Conversion Claim Analysis
The court ultimately concluded that Larew could not prevail on his claim of conversion against the Hope Law Firm. It determined that Larew lacked a possessory interest in the specific funds that had been paid to the Hope Law Firm, which was essential for a successful conversion claim. The court noted that conversion requires proof of ownership or a possessory right in the property, which Larew could not establish under the circumstances. Since Larew and Hope had not agreed on how to handle the fees after the termination of their agreement, the court found that Larew's rights were limited to seeking compensation through contract claims rather than conversion. The court further explained that the dispute was fundamentally about contractual obligations rather than ownership of specific funds. As such, it affirmed the district court's dismissal of Larew's conversion claims.
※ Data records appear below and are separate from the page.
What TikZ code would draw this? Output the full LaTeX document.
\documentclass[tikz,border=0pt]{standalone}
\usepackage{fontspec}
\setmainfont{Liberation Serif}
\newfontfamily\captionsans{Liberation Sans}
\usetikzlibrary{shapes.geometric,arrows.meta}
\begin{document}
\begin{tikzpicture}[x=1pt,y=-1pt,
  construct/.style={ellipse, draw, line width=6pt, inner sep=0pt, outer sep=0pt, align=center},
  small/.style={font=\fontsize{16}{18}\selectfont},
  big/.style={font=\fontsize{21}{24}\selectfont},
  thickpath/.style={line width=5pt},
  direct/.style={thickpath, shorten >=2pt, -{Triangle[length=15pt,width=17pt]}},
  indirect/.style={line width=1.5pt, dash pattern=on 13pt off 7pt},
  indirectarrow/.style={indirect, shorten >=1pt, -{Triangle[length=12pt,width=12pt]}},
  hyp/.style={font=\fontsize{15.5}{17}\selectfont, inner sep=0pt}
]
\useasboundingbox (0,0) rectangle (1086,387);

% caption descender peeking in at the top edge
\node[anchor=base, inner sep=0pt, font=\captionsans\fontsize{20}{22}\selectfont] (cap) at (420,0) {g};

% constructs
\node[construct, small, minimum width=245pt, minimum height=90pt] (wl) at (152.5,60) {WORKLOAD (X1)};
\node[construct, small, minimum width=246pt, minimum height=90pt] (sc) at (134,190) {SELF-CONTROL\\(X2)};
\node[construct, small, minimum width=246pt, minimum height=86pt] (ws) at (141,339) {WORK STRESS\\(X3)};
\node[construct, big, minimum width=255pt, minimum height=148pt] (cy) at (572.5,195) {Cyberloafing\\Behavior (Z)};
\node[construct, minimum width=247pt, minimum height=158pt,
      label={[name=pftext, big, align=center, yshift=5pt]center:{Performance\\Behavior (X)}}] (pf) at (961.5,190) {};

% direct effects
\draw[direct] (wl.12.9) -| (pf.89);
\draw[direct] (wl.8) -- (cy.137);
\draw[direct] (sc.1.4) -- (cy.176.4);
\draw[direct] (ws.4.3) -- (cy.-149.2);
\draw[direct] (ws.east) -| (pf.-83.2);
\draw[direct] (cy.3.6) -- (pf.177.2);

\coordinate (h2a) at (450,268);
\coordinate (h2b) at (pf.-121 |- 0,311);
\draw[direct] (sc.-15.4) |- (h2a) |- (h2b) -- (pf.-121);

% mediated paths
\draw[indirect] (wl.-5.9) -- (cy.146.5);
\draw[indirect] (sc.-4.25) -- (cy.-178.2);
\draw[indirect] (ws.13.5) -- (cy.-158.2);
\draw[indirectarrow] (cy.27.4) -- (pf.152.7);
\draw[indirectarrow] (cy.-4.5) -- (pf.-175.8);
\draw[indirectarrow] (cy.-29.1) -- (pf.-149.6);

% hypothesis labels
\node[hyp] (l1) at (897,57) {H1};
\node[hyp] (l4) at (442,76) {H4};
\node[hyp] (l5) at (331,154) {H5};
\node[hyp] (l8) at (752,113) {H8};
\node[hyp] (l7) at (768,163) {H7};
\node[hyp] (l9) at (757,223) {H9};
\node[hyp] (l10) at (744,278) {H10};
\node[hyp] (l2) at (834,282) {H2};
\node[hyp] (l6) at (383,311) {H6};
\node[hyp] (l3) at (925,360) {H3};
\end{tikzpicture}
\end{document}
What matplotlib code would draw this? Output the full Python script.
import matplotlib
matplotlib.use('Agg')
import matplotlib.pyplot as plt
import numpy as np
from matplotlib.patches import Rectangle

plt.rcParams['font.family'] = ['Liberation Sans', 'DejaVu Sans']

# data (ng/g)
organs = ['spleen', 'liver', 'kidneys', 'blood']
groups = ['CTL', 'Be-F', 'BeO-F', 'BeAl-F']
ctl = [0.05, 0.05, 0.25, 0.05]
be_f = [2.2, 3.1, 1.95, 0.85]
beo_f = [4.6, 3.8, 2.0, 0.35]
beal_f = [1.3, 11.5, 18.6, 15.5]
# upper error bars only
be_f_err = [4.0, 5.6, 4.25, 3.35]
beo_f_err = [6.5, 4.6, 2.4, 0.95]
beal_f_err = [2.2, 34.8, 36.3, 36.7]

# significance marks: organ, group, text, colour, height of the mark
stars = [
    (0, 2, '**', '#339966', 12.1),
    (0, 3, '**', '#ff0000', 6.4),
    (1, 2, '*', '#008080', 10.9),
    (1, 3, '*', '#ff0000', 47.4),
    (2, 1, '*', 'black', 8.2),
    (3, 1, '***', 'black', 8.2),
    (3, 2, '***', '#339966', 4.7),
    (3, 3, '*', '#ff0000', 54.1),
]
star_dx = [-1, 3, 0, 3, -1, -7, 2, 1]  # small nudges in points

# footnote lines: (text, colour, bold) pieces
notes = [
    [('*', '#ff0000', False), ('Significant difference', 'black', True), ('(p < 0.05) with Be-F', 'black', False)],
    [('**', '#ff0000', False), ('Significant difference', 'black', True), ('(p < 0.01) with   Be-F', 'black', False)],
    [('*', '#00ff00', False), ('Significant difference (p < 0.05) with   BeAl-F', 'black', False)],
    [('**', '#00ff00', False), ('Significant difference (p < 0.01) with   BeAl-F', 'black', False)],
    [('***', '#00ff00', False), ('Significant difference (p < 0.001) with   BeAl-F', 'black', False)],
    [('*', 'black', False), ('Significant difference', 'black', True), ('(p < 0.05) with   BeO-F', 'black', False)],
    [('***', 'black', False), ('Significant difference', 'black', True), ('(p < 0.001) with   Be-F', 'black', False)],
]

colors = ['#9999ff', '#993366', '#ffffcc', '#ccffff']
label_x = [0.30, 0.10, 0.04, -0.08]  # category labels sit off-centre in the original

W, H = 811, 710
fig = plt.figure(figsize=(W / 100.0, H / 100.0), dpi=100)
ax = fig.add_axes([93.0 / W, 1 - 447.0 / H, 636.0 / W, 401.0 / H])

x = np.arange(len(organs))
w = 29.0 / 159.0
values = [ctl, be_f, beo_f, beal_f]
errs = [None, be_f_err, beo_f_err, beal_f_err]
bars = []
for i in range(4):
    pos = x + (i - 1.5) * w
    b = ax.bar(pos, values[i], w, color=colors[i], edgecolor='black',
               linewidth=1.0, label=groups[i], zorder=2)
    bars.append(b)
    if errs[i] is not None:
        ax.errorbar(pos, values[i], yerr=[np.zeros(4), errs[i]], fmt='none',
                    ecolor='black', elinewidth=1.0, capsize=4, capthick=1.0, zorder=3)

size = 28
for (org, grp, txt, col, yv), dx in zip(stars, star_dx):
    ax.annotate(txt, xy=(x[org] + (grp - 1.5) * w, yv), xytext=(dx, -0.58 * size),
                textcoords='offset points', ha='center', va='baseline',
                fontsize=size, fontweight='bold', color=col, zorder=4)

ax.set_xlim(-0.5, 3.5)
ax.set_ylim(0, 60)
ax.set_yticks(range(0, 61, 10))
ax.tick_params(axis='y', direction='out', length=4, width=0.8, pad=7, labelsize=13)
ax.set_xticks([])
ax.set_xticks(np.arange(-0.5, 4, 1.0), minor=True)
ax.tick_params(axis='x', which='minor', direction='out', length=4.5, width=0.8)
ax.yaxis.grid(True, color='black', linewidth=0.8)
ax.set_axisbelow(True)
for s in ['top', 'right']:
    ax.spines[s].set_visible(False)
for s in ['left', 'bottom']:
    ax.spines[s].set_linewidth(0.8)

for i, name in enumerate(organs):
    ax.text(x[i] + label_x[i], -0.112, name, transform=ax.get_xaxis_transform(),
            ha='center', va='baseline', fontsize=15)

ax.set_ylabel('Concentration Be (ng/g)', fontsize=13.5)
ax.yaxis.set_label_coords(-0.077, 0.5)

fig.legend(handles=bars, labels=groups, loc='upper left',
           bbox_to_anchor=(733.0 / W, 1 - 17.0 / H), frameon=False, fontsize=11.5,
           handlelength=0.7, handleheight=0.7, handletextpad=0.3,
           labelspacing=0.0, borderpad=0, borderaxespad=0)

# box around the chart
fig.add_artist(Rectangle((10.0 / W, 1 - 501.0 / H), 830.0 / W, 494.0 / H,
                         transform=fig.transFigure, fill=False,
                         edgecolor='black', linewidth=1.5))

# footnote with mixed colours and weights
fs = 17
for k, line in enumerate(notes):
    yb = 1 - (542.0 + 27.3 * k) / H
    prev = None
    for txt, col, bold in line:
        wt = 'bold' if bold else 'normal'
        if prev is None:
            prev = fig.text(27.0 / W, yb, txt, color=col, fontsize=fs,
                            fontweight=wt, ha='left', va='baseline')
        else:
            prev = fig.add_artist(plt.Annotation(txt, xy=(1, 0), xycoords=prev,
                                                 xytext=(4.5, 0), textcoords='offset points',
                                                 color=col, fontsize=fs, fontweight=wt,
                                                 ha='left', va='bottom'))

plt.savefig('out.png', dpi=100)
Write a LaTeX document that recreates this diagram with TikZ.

Ethical Responsibilities of Attorneys
In analyzing the case, the Iowa Supreme Court highlighted the ethical obligations of attorneys under the Iowa Rules of Professional Conduct. The court noted that both Larew and Hope failed to inform their client, Catherine Anderson, about Larew's separation from the Hope Law Firm during the litigation. This lack of disclosure was viewed as a breach of their ethical duty to ensure the client could make informed decisions regarding representation. The court emphasized that had either attorney fulfilled their ethical obligation to disclose this information, it could have significantly altered the ensuing disputes regarding the division of fees and the representation of the client. The court's focus on these ethical responsibilities underscored the importance of transparency in attorney-client relationships and the necessity for attorneys to act in the best interests of their clients at all times.